### WHAT IS REQUIRED
Give back the full listing verbatim, apart from its images.
◆ ◆ ◆
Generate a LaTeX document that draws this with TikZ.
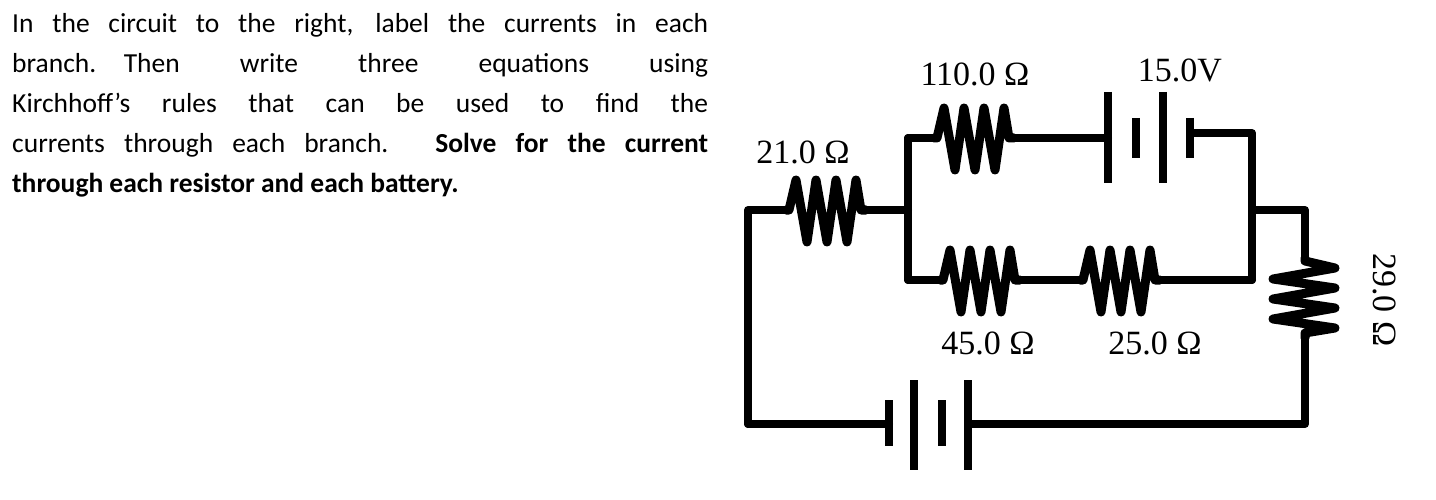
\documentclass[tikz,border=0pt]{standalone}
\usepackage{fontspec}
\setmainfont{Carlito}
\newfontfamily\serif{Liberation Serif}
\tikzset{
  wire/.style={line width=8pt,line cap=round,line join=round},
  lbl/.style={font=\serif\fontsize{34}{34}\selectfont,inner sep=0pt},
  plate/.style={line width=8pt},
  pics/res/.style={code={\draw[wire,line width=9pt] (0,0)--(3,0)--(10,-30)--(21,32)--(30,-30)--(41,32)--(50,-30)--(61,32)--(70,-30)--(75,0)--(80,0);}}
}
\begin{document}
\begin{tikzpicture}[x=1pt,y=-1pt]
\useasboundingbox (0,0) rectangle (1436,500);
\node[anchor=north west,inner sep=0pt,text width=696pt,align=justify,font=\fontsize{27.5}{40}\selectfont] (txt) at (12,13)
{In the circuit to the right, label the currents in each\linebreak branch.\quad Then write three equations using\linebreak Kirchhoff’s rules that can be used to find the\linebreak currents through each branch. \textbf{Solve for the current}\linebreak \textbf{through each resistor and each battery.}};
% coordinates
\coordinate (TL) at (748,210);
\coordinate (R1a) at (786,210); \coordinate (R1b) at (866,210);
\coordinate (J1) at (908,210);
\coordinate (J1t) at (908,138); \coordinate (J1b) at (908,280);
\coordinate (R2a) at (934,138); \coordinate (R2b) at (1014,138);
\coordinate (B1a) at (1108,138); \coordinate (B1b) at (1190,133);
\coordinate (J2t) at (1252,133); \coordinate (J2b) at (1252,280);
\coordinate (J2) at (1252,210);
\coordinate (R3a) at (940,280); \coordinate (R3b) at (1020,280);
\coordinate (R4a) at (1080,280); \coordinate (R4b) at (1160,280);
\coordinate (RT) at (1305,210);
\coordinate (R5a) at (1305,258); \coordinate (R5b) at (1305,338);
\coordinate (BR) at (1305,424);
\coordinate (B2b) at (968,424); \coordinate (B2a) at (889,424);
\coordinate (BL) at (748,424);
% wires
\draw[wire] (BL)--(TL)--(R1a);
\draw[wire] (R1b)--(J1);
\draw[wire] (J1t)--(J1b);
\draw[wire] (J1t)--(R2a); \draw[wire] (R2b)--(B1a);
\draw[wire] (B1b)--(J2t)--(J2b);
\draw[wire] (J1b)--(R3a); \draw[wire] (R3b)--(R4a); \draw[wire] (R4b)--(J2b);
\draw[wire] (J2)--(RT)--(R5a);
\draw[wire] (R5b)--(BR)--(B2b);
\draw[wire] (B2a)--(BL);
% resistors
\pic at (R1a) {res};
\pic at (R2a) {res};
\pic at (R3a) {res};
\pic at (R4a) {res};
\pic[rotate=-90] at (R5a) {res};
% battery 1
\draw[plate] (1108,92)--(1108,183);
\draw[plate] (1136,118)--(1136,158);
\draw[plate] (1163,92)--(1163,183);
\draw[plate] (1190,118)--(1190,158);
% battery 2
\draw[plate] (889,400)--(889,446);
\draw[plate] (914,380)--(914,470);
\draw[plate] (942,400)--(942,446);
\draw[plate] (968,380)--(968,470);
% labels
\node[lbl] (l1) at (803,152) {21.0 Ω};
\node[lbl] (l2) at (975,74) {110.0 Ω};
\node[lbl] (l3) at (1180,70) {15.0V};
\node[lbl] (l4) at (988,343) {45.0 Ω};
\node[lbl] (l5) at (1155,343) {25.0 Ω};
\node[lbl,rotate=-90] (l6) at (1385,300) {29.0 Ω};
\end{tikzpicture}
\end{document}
◆ ◆ ◆
### ANSWER IN FULL
Generate a LaTeX document that draws this with TikZ.
\documentclass[tikz,border=0pt]{standalone}
\usepackage{fontspec}
\setmainfont{Carlito}
\newfontfamily\serif{Liberation Serif}
\tikzset{
  wire/.style={line width=8pt,line cap=round,line join=round},
  lbl/.style={font=\serif\fontsize{34}{34}\selectfont,inner sep=0pt},
  plate/.style={line width=8pt},
  pics/res/.style={code={\draw[wire,line width=9pt] (0,0)--(3,0)--(10,-30)--(21,32)--(30,-30)--(41,32)--(50,-30)--(61,32)--(70,-30)--(75,0)--(80,0);}}
}
\begin{document}
\begin{tikzpicture}[x=1pt,y=-1pt]
\useasboundingbox (0,0) rectangle (1436,500);
\node[anchor=north west,inner sep=0pt,text width=696pt,align=justify,font=\fontsize{27.5}{40}\selectfont] (txt) at (12,13)
{In the circuit to the right, label the currents in each\linebreak branch.\quad Then write three equations using\linebreak Kirchhoff’s rules that can be used to find the\linebreak currents through each branch. \textbf{Solve for the current}\linebreak \textbf{through each resistor and each battery.}};
% coordinates
\coordinate (TL) at (748,210);
\coordinate (R1a) at (786,210); \coordinate (R1b) at (866,210);
\coordinate (J1) at (908,210);
\coordinate (J1t) at (908,138); \coordinate (J1b) at (908,280);
\coordinate (R2a) at (934,138); \coordinate (R2b) at (1014,138);
\coordinate (B1a) at (1108,138); \coordinate (B1b) at (1190,133);
\coordinate (J2t) at (1252,133); \coordinate (J2b) at (1252,280);
\coordinate (J2) at (1252,210);
\coordinate (R3a) at (940,280); \coordinate (R3b) at (1020,280);
\coordinate (R4a) at (1080,280); \coordinate (R4b) at (1160,280);
\coordinate (RT) at (1305,210);
\coordinate (R5a) at (1305,258); \coordinate (R5b) at (1305,338);
\coordinate (BR) at (1305,424);
\coordinate (B2b) at (968,424); \coordinate (B2a) at (889,424);
\coordinate (BL) at (748,424);
% wires
\draw[wire] (BL)--(TL)--(R1a);
\draw[wire] (R1b)--(J1);
\draw[wire] (J1t)--(J1b);
\draw[wire] (J1t)--(R2a); \draw[wire] (R2b)--(B1a);
\draw[wire] (B1b)--(J2t)--(J2b);
\draw[wire] (J1b)--(R3a); \draw[wire] (R3b)--(R4a); \draw[wire] (R4b)--(J2b);
\draw[wire] (J2)--(RT)--(R5a);
\draw[wire] (R5b)--(BR)--(B2b);
\draw[wire] (B2a)--(BL);
% resistors
\pic at (R1a) {res};
\pic at (R2a) {res};
\pic at (R3a) {res};
\pic at (R4a) {res};
\pic[rotate=-90] at (R5a) {res};
% battery 1
\draw[plate] (1108,92)--(1108,183);
\draw[plate] (1136,118)--(1136,158);
\draw[plate] (1163,92)--(1163,183);
\draw[plate] (1190,118)--(1190,158);
% battery 2
\draw[plate] (889,400)--(889,446);
\draw[plate] (914,380)--(914,470);
\draw[plate] (942,400)--(942,446);
\draw[plate] (968,380)--(968,470);
% labels
\node[lbl] (l1) at (803,152) {21.0 Ω};
\node[lbl] (l2) at (975,74) {110.0 Ω};
\node[lbl] (l3) at (1180,70) {15.0V};
\node[lbl] (l4) at (988,343) {45.0 Ω};
\node[lbl] (l5) at (1155,343) {25.0 Ω};
\node[lbl,rotate=-90] (l6) at (1385,300) {29.0 Ω};
\end{tikzpicture}
\end{document}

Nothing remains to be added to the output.